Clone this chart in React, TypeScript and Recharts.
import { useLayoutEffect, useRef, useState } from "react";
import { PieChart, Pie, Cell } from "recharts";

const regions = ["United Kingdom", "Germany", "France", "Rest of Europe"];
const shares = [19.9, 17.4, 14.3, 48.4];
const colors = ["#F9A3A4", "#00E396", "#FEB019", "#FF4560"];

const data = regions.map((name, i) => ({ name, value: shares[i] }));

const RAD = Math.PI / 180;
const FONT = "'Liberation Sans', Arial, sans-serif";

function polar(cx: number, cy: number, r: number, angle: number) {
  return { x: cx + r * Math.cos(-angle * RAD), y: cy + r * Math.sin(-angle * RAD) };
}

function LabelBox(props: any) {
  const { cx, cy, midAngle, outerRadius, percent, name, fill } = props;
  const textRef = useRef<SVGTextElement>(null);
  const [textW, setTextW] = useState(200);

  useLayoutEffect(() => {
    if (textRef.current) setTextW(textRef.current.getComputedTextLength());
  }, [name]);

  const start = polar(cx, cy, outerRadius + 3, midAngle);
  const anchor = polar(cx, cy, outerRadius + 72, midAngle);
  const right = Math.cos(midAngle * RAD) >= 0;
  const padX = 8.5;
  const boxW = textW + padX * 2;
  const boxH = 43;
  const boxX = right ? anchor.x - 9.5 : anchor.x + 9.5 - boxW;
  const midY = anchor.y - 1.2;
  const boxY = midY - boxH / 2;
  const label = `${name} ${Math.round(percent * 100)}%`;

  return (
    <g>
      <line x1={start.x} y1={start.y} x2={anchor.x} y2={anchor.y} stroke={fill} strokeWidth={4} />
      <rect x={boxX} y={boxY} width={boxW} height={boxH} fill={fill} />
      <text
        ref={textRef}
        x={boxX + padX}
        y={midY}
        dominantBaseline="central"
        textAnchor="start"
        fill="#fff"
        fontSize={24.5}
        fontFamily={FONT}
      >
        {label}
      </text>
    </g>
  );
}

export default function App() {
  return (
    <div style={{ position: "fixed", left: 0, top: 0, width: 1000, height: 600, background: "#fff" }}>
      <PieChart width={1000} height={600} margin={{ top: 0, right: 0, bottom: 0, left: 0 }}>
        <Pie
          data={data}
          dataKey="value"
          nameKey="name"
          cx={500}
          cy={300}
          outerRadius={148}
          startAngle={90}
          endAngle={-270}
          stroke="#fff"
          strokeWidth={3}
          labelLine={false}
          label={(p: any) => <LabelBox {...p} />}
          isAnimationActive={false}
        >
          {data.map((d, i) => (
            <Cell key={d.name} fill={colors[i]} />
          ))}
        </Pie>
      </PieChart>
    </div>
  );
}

########

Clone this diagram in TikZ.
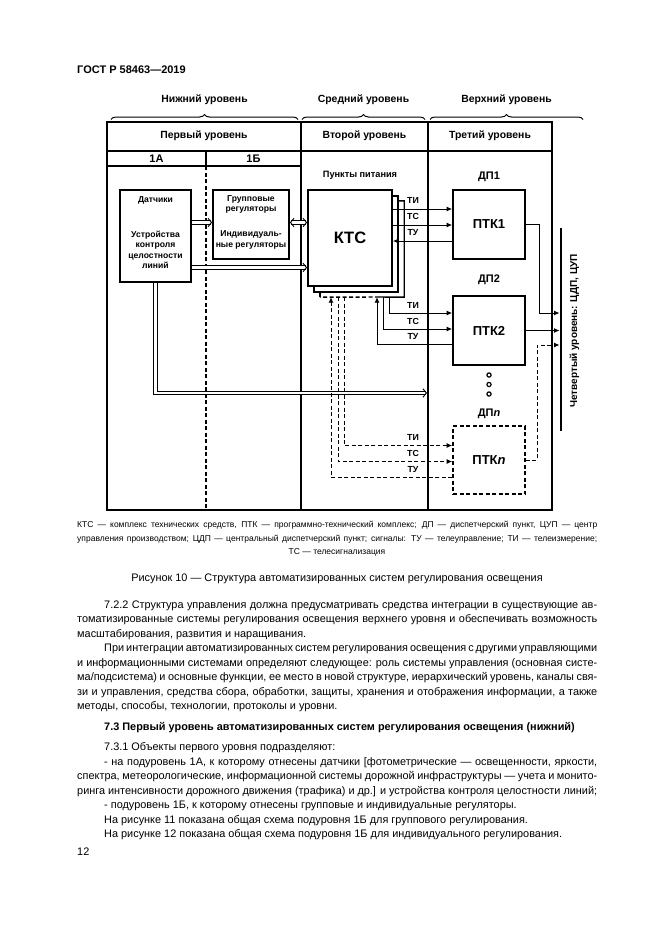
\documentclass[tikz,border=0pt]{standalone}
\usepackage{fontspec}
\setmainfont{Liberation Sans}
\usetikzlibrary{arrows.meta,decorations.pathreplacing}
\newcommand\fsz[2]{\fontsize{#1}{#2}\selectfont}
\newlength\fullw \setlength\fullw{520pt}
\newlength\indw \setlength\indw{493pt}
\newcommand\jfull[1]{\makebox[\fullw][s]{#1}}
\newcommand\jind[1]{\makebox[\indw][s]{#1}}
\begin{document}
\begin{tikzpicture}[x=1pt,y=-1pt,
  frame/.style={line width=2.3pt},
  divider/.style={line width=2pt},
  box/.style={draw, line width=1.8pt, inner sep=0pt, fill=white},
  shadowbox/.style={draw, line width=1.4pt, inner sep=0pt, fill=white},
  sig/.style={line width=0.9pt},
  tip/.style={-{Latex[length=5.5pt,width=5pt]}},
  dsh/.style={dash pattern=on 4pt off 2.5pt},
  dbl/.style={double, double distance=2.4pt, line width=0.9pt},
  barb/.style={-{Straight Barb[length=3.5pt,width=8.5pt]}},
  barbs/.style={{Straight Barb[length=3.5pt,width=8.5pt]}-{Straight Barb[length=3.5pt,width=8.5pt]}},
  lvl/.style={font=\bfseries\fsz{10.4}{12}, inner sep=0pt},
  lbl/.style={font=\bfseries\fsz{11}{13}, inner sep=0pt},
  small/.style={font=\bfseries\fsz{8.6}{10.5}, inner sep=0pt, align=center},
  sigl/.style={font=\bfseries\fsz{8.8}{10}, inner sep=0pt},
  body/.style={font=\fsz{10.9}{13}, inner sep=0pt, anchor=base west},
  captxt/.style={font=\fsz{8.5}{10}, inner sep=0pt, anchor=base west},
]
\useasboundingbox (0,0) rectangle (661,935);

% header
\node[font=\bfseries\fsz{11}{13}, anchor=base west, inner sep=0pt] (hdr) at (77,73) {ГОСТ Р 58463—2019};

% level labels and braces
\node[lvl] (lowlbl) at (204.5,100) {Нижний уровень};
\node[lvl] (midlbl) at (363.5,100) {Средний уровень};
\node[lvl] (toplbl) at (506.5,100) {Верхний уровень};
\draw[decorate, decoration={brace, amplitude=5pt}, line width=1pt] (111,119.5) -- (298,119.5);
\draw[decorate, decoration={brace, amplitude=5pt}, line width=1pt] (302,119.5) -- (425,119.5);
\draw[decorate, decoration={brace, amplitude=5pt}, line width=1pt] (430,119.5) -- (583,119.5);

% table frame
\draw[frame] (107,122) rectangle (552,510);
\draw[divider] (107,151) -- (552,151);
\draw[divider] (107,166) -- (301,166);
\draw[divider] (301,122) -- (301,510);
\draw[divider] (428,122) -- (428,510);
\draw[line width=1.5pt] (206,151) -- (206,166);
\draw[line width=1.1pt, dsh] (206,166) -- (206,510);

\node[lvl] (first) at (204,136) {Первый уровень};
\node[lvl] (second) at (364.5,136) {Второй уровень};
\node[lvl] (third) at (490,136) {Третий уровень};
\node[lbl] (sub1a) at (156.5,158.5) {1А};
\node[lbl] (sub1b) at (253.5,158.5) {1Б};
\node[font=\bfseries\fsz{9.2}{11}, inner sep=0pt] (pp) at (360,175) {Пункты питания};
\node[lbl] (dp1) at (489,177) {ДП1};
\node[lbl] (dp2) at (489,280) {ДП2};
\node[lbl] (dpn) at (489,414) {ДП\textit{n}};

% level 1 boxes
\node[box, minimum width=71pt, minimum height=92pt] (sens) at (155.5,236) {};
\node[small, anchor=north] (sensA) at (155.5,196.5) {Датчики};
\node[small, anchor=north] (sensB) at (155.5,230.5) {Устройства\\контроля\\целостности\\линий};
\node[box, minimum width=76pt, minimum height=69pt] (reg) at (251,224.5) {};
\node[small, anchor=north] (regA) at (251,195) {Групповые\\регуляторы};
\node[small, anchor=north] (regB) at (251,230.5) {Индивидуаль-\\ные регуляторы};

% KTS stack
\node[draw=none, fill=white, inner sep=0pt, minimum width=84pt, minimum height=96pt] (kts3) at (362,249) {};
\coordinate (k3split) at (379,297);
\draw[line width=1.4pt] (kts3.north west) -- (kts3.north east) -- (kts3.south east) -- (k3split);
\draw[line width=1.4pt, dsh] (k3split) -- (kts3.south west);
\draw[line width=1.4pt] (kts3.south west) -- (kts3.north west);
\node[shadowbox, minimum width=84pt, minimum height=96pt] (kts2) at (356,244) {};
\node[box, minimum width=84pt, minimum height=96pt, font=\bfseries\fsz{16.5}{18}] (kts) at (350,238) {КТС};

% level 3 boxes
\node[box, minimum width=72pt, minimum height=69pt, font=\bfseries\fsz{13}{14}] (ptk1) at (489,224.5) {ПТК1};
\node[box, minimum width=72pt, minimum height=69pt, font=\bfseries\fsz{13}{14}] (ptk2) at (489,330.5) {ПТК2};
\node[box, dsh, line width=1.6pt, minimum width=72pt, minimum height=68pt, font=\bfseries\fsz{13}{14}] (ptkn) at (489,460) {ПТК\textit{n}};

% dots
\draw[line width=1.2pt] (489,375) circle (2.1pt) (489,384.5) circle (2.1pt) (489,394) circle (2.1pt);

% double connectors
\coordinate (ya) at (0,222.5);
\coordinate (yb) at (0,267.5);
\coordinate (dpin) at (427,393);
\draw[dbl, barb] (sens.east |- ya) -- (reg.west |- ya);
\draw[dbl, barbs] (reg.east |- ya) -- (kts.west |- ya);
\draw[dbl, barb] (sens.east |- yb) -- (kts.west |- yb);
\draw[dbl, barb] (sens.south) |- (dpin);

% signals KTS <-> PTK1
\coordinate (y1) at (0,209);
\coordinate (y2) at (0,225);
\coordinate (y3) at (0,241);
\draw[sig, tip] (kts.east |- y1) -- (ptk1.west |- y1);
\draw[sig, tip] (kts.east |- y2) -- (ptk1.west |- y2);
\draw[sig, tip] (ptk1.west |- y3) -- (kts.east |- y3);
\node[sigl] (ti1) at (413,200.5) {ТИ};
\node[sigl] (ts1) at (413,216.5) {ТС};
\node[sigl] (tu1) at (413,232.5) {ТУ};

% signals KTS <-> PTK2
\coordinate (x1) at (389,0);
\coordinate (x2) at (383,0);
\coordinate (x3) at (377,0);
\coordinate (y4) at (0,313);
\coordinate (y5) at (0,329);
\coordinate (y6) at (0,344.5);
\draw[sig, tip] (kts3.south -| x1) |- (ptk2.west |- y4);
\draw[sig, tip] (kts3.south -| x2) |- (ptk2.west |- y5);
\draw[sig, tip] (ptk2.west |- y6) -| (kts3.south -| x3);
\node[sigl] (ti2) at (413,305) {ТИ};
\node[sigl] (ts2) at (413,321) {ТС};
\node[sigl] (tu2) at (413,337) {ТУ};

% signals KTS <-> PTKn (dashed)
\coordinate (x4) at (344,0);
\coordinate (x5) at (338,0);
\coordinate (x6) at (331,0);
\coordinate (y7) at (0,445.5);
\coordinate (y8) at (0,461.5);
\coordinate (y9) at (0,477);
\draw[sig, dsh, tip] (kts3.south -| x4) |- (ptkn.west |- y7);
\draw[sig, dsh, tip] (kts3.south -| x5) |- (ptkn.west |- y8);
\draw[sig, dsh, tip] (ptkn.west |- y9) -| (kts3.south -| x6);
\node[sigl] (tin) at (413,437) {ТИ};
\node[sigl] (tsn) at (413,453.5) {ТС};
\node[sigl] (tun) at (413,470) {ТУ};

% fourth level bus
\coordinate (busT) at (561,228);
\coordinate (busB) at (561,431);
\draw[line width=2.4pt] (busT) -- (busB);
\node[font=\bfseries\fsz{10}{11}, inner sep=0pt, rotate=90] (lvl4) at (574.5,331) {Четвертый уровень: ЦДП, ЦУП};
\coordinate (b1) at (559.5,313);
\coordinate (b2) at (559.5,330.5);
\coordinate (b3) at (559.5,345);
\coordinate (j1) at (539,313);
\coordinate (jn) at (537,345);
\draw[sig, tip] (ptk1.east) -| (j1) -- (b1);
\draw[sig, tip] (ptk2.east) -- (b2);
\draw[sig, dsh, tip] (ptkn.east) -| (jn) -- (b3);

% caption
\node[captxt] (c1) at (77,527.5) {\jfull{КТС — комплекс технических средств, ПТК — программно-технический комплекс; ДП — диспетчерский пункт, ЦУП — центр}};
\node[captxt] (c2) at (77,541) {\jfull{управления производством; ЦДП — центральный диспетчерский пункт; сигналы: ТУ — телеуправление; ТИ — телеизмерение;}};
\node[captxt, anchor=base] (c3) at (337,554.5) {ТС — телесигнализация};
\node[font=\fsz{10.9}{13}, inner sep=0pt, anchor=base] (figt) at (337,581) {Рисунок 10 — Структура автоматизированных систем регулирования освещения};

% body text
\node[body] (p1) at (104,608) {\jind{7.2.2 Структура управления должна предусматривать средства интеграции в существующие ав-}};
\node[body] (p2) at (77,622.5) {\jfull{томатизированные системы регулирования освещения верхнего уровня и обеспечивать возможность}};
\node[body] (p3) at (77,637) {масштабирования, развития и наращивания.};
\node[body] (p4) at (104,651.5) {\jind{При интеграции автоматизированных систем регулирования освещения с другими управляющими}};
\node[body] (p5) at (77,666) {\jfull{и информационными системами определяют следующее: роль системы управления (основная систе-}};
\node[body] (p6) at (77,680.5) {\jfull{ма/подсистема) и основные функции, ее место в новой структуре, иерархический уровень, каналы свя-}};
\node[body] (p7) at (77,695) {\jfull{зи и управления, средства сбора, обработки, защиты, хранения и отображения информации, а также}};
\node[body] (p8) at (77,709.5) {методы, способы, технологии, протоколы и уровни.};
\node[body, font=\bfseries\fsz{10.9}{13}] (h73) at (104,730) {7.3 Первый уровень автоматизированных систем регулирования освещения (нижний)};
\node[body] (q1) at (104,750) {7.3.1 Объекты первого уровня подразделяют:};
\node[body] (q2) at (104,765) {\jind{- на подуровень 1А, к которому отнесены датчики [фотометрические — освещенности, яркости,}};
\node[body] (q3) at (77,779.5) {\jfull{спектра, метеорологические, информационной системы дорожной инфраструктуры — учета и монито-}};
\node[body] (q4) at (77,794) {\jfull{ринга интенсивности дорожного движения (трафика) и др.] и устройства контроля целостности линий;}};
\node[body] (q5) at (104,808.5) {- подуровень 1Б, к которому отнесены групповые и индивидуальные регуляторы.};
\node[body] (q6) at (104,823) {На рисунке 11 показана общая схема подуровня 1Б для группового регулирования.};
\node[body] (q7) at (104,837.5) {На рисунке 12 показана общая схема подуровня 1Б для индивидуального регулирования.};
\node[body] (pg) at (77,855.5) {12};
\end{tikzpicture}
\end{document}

########

### The request
Examine the records and report how many lines contain the string "Clone". Only the number should be given.

### Reply
2